For Out-of-Band cleaning operations supported by iLO drivers, refer
to ilo_node_cleaning
.
FAQ
How are cleaning steps ordered?
Cleaning steps are ordered by integer priority, where a larger integer is a higher priority. In case of a conflict between priorities across drivers, the following resolution order is used: Power, Management, Deploy.
How do I skip a cleaning step?
Cleaning steps with a priority of 0 or None are skipped.
How do I change the priority of a cleaning step?
Most out-of-band cleaning steps have an explicit configuration option for priority.
Changing the priority of an in-band (ironic-python-agent) cleaning step currently requires use of a custom HardwareManager. The only exception is erase_devices, which can have its priority set in ironic.conf. For instance, to disable erase_devices, you'd use the following config:
[deploy]
erase_devices_priority=0
To enable/disable the in-band disk erase using agent_ilo
driver, use the following config:
[ilo]
clean_priority_erase_devices=0
Generic hardware manager first tries to perform ATA disk erase by
using hdparm
utility. If ATA disk erase is not supported,
it performs software based disk erase using shred
utility.
By default, the number of iterations performed by shred
for
software based disk erase is 1. To configure the number of iterations,
use the following config:
[deploy]
erase_devices_iterations=1
What cleaning step is running?
To check what cleaning step the node is performing or attempted to
perform and failed, either query the node endpoint for the node or run
ironic node-show $node_ident
and look in the internal_driver_info field. The clean_steps field will contain a list of all
remaining steps with their priority, and the first one listed is the
step currently in progress or that the node failed before going into
cleanfail state.
Should I disable cleaning?
Cleaning is recommended for ironic deployments, however, there are some tradeoffs to having it enabled. For instance, ironic cannot deploy a new instance to a node that is currently cleaning, and cleaning can be a time consuming process. To mitigate this, we suggest using disks with support for cryptographic ATA Security Erase, as typically the erase_devices step in the deploy driver takes the longest time to complete of all cleaning steps.
Why can't I power on/off a node while it's cleaning?
During cleaning, nodes may be performing actions that shouldn't be interrupted, such as BIOS or Firmware updates. As a result, operators are forbidden from changing power state via the ironic API while a node is cleaning.
Troubleshooting
If cleaning fails on a node, the node will be put into cleanfail state and placed in maintenance mode, to prevent ironic from taking actions on the node.
Nodes in cleanfail will not be powered off, as the node might be in a state such that powering it off could damage the node or remove useful information about the nature of the cleaning failure.
A cleanfail node can be moved to manageable state, where they cannot
be scheduled by nova and you can safely attempt to fix the node. To move
a node from cleanfail to manageable:
ironic node-set-provision-state manage
. You can now take
actions on the node, such as replacing a bad disk drive.

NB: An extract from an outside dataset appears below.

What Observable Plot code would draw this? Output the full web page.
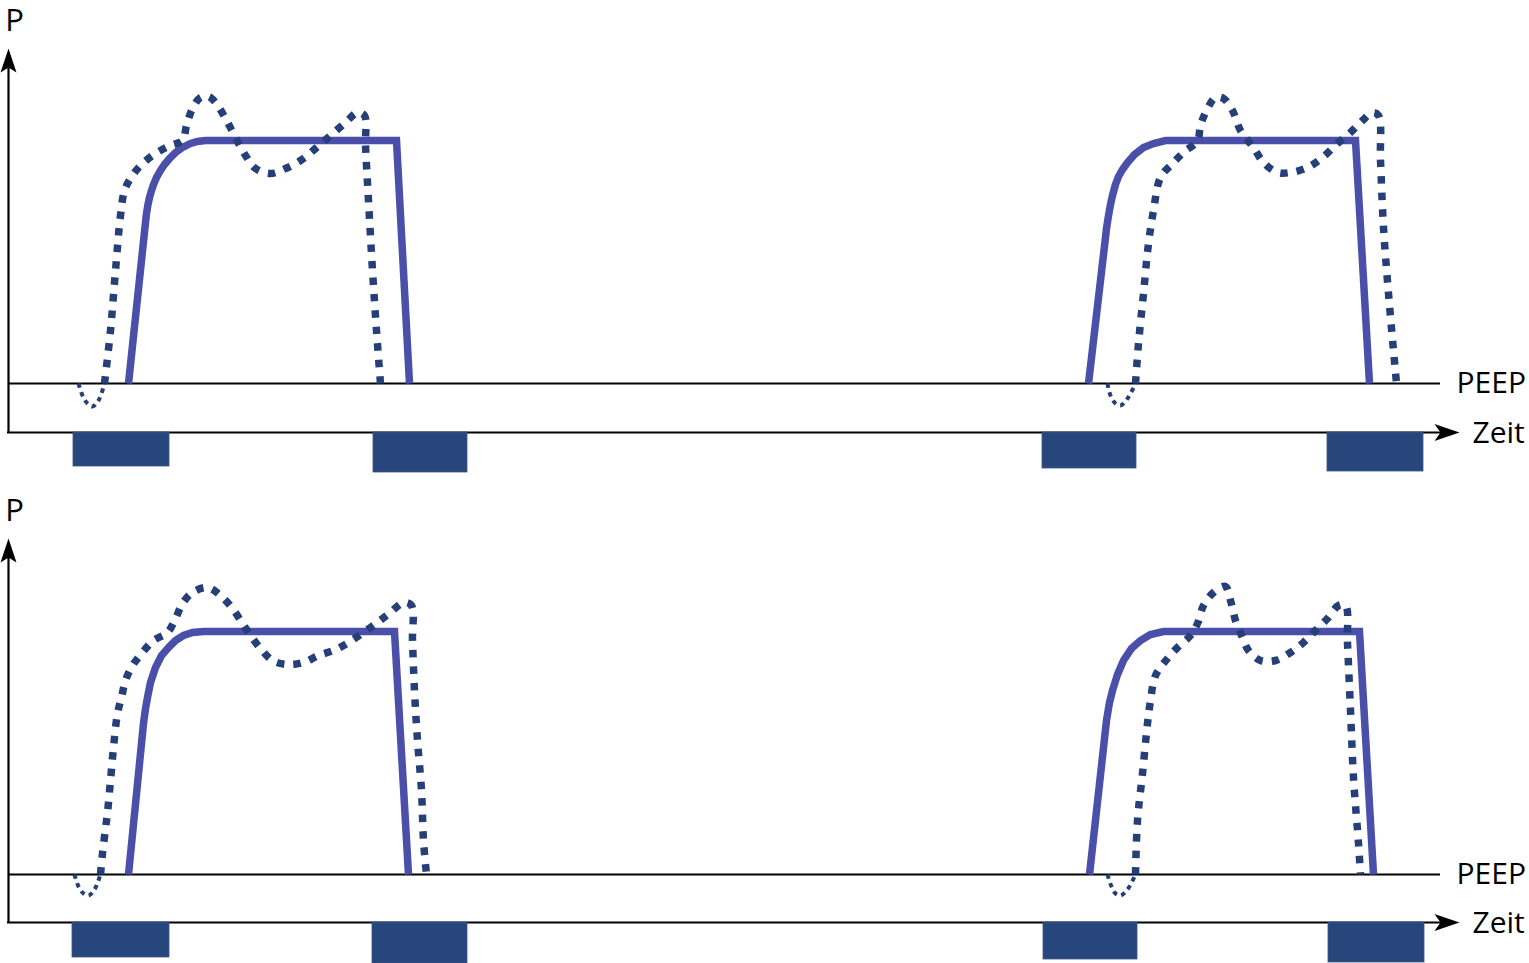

Strategies for determining why a cleaning step failed include checking the ironic conductor logs, viewing logs on the still-running ironic-python-agent (if an in-band step failed), or performing general hardware troubleshooting on the node.
When the node is repaired, you can move the node back to available state, to allow it to be scheduled by nova.
# First, move it out of maintenance mode
ironic node-set-maintenance $node_ident false
# Now, make the node available for scheduling by nova
ironic node-set-provision-state $node_ident provide
The node will begin cleaning from the start, and move to available state when complete.